Boulder: Day 2Posted: August 9, 2010 Filed under: Adventures in Life, family, food, Healthful Living Plan, nature, Photography, Summer, travel | Tags: Boulder, Colorado, cycling 6 Comments
Day 2 was fun, full, and exhausting. It was also another beauty of a day, weather-wise.
We began our day at The Boulder Bikesmith where we rented bikes which we’ll be using to get around Boulder for the next day or two. The tandem bike we rented last year was unavailable so I had to relearn how to ride a bike. The weird thing is that it’s true what they say about riding a bike. Having learned as a child, the basics are so ingrained that it all came right back to me after the initial wobbles. I’m not used to handbrakes and shifting gears but that didn’t take long to learn.
I took a grand total of four photos and none of them involve cycling or the things we did throughout the day. I decided not to take the camera along. At first my reasoning concerned the safety of anything I was carrying (in case I should take a spill). Later, when I felt confident enough to carry it in my daypack, I discovered the camera case will not fit in the daypack. I am not confident enough to carry the camera unprotected by the padding the case provides.
Hopefully I’ll find some time to walk around and snap a few shots. If not, oh well. I took loads of photos last year. You can find a few by doing a search for Boulder in the search box on the sidebar. Look for the posts from August of 2009.
We met M the Younger after picking up our bicycles. M the Younger and C went up around Bald Mountain Scenic Area to go on a heavy-duty bike ride that involved a long, steep climb up to Gold Hill and then the easier downhill back to Boulder. It took them about 2-1/2 to 3 hours.

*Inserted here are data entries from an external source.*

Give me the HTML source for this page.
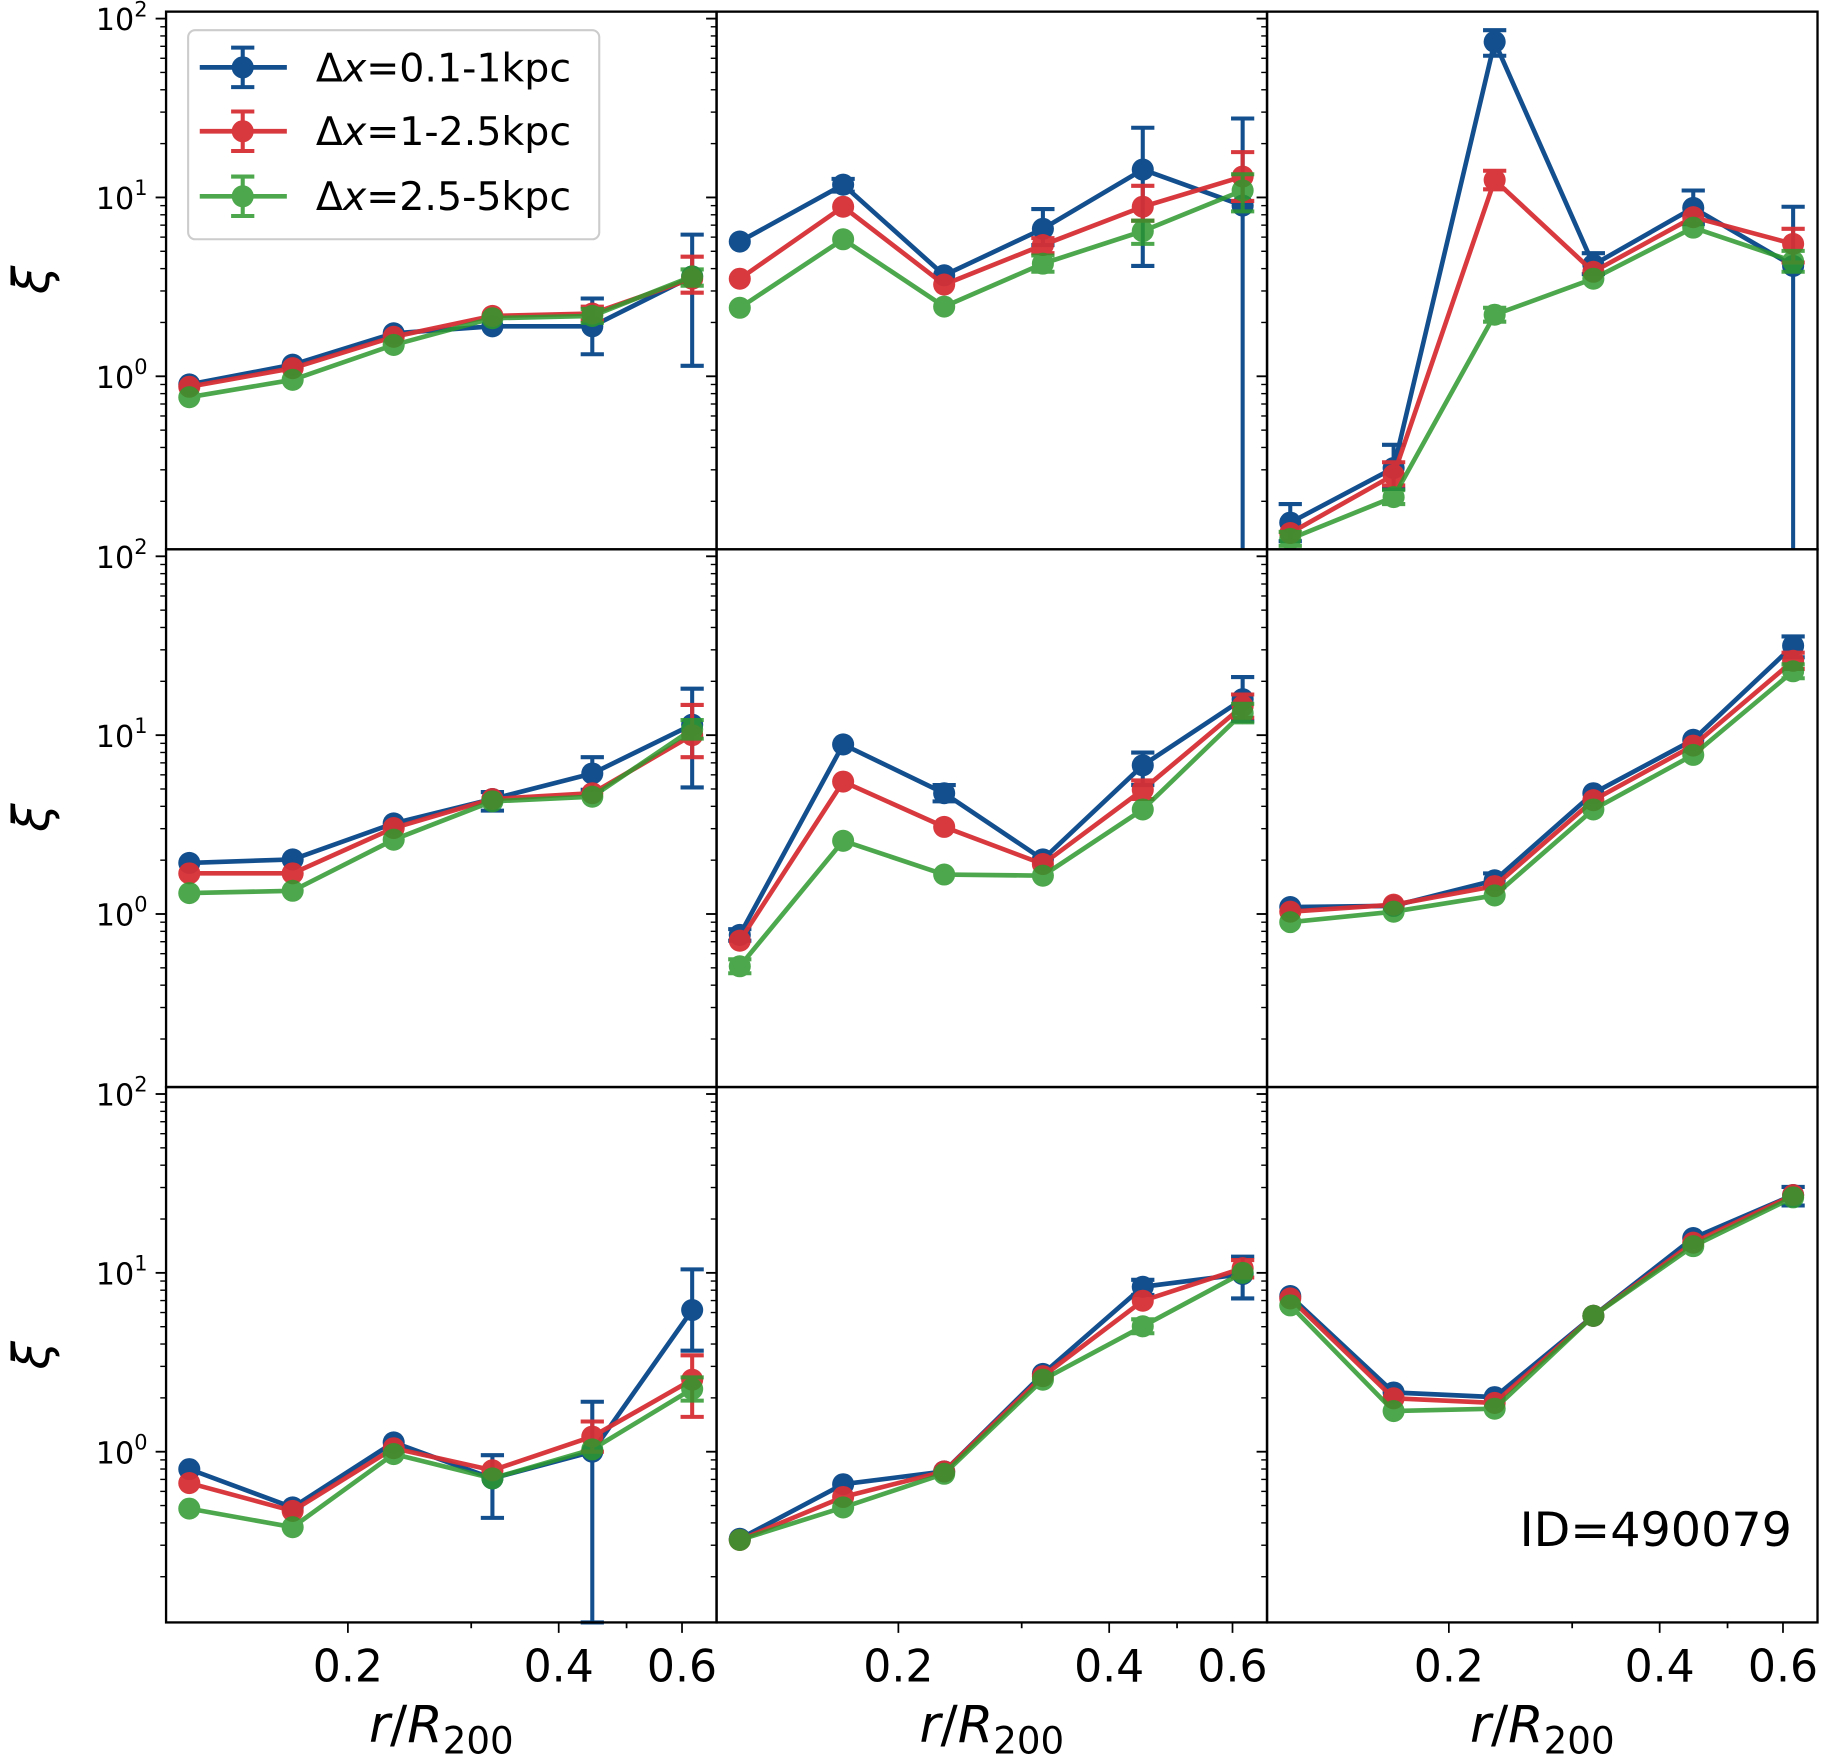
<!DOCTYPE html>
<html><head><meta charset="utf-8"><style>
html,body{margin:0;padding:0;background:#fff;}
svg{display:block;}
text{font-family:"DejaVu Sans","Liberation Sans",sans-serif;fill:#000;}
</style></head><body>
<svg id="s" xmlns="http://www.w3.org/2000/svg" width="1821" height="1756" viewBox="0 0 1568 1512"></svg>
<script>
var S=document.getElementById('s'),h='';
var X0=[143,617,1091],Y0=[10,473,936],W=474,H=463;
var OFF=[20,109,196,281,367,453];
var C=['#134f8e','#d62f35','#2e9a2e'],OP=[1,0.95,0.85];
var P=[
 [[331,314,287,281,281,238],[333,317,290,272,270,240],[342,327,297,274,272,238],
  {0:{4:[257,305],5:[202,315]},1:{5:[221,252],4:[264,276]},2:{4:[266,278],5:[232,246]}}],
 [[208,159,237,197,146,177],[240,178,245,211,178,152],[265,206,264,227,199,164],
  {0:{1:[154,165],3:[180,211],4:[110,229],5:[102,473]},1:{4:[160,190],5:[131,173],3:[205,218]},2:{4:[190,210],5:[150,182],3:[220,234]}}],
 [[450,403,36,228,179,229],[459,409,155,234,187,210],[464,428,271,240,196,225],
  {0:{0:[434,466],1:[383,421],2:[26,48],3:[218,236],4:[164,193],5:[178,473]},1:{2:[147,163],5:[197,226],1:[398,418]},2:{1:[422,434],2:[265,277],5:[216,234],0:[458,470]}}],
 [[743,740,709,688,666,624],[752,752,713,688,683,633],[769,767,723,690,686,628],
  {0:{4:[652,680],5:[593,678],3:[682,698]},1:{5:[607,652]},2:{5:[620,636]}}],
 [[805,641,683,740,659,602],[810,673,712,744,680,608],[832,724,753,754,697,614],
  {0:{4:[648,676],5:[583,621],0:[800,810],2:[676,690]},1:{5:[598,618],4:[672,688]},2:{0:[826,838],5:[606,622]}}],
 [[781,780,758,683,637,556],[785,779,763,689,642,569],[794,785,771,697,650,578],
  {0:{5:[548,566],2:[752,764]},1:{5:[562,576]},2:{5:[572,584]}}],
 [[1265,1298,1242,1273,1250,1128],[1277,1301,1247,1266,1237,1188],[1299,1315,1252,1273,1248,1196],
  {0:{4:[1207,1397],3:[1253,1307],5:[1093,1163]},1:{5:[1167,1220],4:[1224,1250]},2:{5:[1186,1206]}}],
 [[1325,1278,1267,1183,1108,1097],[1326,1289,1267,1185,1120,1092],[1326,1298,1269,1188,1142,1096],
  {0:{5:[1082,1118],4:[1102,1115]},1:{5:[1085,1100]},2:{4:[1136,1148]}}],
 [[1116,1199,1203,1133,1066,1029],[1118,1204,1208,1133,1070,1029],[1124,1215,1213,1133,1073,1031],
  {0:{5:[1022,1038]},1:{},2:{}}]
];
for(var r=0;r<3;r++)for(var c=0;c<3;c++){
 var x0=X0[c],y0=Y0[r];
 for(var d=0;d<4;d++){var my=y0+6+d*154;
  if(d<3){h+='<line x1="'+(x0-9)+'" x2="'+x0+'" y1="'+my+'" y2="'+my+'" stroke="#000" stroke-width="1.6"/>';}
  for(var k=2;k<10;k++){var yy=my-Math.log10(k)*154; if(yy>y0&&yy<y0+H) h+='<line x1="'+(x0-5)+'" x2="'+x0+'" y1="'+yy+'" y2="'+yy+'" stroke="#000" stroke-width="1.2"/>';}
 }
 if(c==0){var labs=['2','1','0'];for(var d=0;d<3;d++){var my=y0+6+d*154;
  h+='<text x="127" y="'+(my+10)+'" font-size="26" text-anchor="end">10<tspan dy="-12" font-size="18">'+labs[d]+'</tspan></text>';}
  h+='<text x="0" y="0" font-size="44" font-style="italic" transform="translate(42,'+(y0+231)+') rotate(-90)" text-anchor="middle">ξ</text>';}
 if(r==2){var yb=y0+461;
  [[0.2,1],[0.3,0],[0.4,1],[0.5,0],[0.6,1]].forEach(function(t){var xx=x0+(Math.log10(t[0])-Math.log10(0.110))*603;
   h+='<line x1="'+xx+'" x2="'+xx+'" y1="'+yb+'" y2="'+(yb+(t[1]?9:5))+'" stroke="#000" stroke-width="1.5"/>';
   if(t[1])h+='<text x="'+xx+'" y="'+(yb+51)+'" font-size="38" text-anchor="middle">'+t[0]+'</text>';});
  h+='<text x="'+(x0+237)+'" y="1500" font-size="44" text-anchor="middle"><tspan font-style="italic">r</tspan>/<tspan font-style="italic">R</tspan><tspan font-size="32" dy="10">200</tspan></text>';}
}
for(var i=0;i<9;i++){var r=Math.floor(i/3),c=i%3,x0=X0[c],p=P[i];
 for(var s=0;s<3;s++){var ys=p[s],pts=ys.map(function(y,j){return (x0+OFF[j])+','+y;}).join(' ');
  var g='<g opacity="'+OP[s]+'">';
  var eb=p[3][s]||{};
  for(var j in eb){var xx=x0+OFF[j],a=eb[j][0],b=eb[j][1];
   g+='<line x1="'+xx+'" x2="'+xx+'" y1="'+a+'" y2="'+b+'" stroke="'+C[s]+'" stroke-width="3.5"/>';
   if(a>Y0[r]+1)g+='<line x1="'+(xx-10)+'" x2="'+(xx+10)+'" y1="'+a+'" y2="'+a+'" stroke="'+C[s]+'" stroke-width="3.5"/>';
   if(b<Y0[r]+H-1)g+='<line x1="'+(xx-10)+'" x2="'+(xx+10)+'" y1="'+b+'" y2="'+b+'" stroke="'+C[s]+'" stroke-width="3.5"/>';}
  g+='<polyline points="'+pts+'" fill="none" stroke="'+C[s]+'" stroke-width="4" stroke-linejoin="round"/>';
  ys.forEach(function(y,j){g+='<circle cx="'+(x0+OFF[j])+'" cy="'+y+'" r="9.5" fill="'+C[s]+'"/>';});
  h+=g+'</g>';}
}
for(var r=0;r<3;r++)for(var c=0;c<3;c++)h+='<rect x="'+X0[c]+'" y="'+Y0[r]+'" width="'+W+'" height="'+(r==2?461:H)+'" fill="none" stroke="#000" stroke-width="2"/>';
h+='<rect x="162" y="26" width="354" height="180" rx="6" fill="#fff" fill-opacity="0.85" stroke="#ccc" stroke-width="1.8"/>';
var LT=['0.1-1kpc','1-2.5kpc','2.5-5kpc'],LY=[58,113,169];
for(var s=0;s<3;s++){var y=LY[s];
 h+='<g opacity="'+OP[s]+'"><line x1="172" x2="247" y1="'+y+'" y2="'+y+'" stroke="'+C[s]+'" stroke-width="4"/><line x1="209" x2="209" y1="'+(y-17)+'" y2="'+(y+17)+'" stroke="'+C[s]+'" stroke-width="3.5"/><line x1="199" x2="219" y1="'+(y-17)+'" y2="'+(y-17)+'" stroke="'+C[s]+'" stroke-width="3.5"/><line x1="199" x2="219" y1="'+(y+17)+'" y2="'+(y+17)+'" stroke="'+C[s]+'" stroke-width="3.5"/><circle cx="209" cy="'+y+'" r="9.5" fill="'+C[s]+'"/></g>';
 h+='<text x="272" y="'+(y+12)+'" font-size="34">Δ<tspan font-style="italic">x</tspan>='+LT[s]+'</text>';}
h+='<text x="1543" y="1331" font-size="41" text-anchor="end">ID=490079</text>';
S.innerHTML=h;
</script>
</body></html>
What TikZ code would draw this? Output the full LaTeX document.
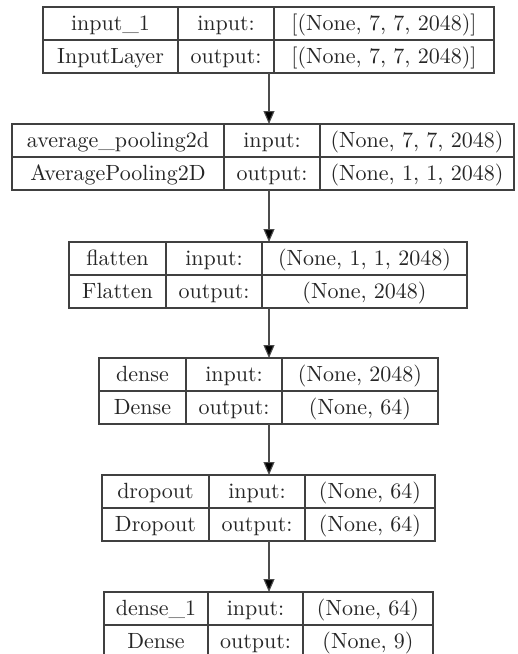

M and I cycled around Boulder while they were off having their adventure. We ended up at Dot’s Diner for second breakfast. The best way to head off any signs of altitude adjustment (sickness) is to keep the body well-supplied with food and water. Dot’s Diner is a breakfast institution in Boulder. No trip here would be complete without at least one breakfast (first, second, or third) at Dot’s.
Eventually we all came back together and took off on the bike paths. Boulder has nearly 100 miles of linked bike paths and many of the main roads include a bike lane. I would love to live here. I’d rarely, if ever, need a car (which would be just peachy because I do not like driving, not one bit).
We ended up at the Pearl Street Mall in downtown Boulder, a pedestrian area that stretches from the 1100 to the 1400 blocks of Pearl Street. We had lunch at my favorite place to eat and drink in Boulder: The Mountain Sun Pub & Brewery. The food is amazing with plenty of great vegetarian choices, and their beers are delicious. Last year we were not able to drink this early into our trip due to the effects of being at higher altitude. This year we’ve had little to no symptoms of altitude sickness so we decided to risk it and had no problems. One beer is pretty much enough at this point in acclimating to the altitude.
After lunch we strolled around and did a little shopping. I was looking for a specific item that I knew I could find in Boulder. Having found walking to be easy exercise, I decided to try running. Unfortunately my first week of training for a 5k resulted in knee pain and swelling. I gave up for a while but then came across several articles about barefoot running. I’ve been trying it and have no problems at all with my knees. Since I don’t really want to run outside in my bare feet (not at this point, at least), I decided to invest in a pair of Vibram Five Fingers. I tried on a few pair, walked and even took a few jogs around the store, and left with my new shoes. Or no shoes, as the case may sort of be.
That pretty much wraps up the day in Boulder. We went back out to M the Younger’s place for dinner, hung out for a while talking, and stopped to watch the sunset on our way back to the hotel in Boulder.
Today we’ll be biking and then hiking. We scoped out the big hill we’ll be climbing on our bikes. I may be walking a good part of it, not being used to working so hard on a bike. It looks pretty daunting from the bottom looking up, but we’ll see.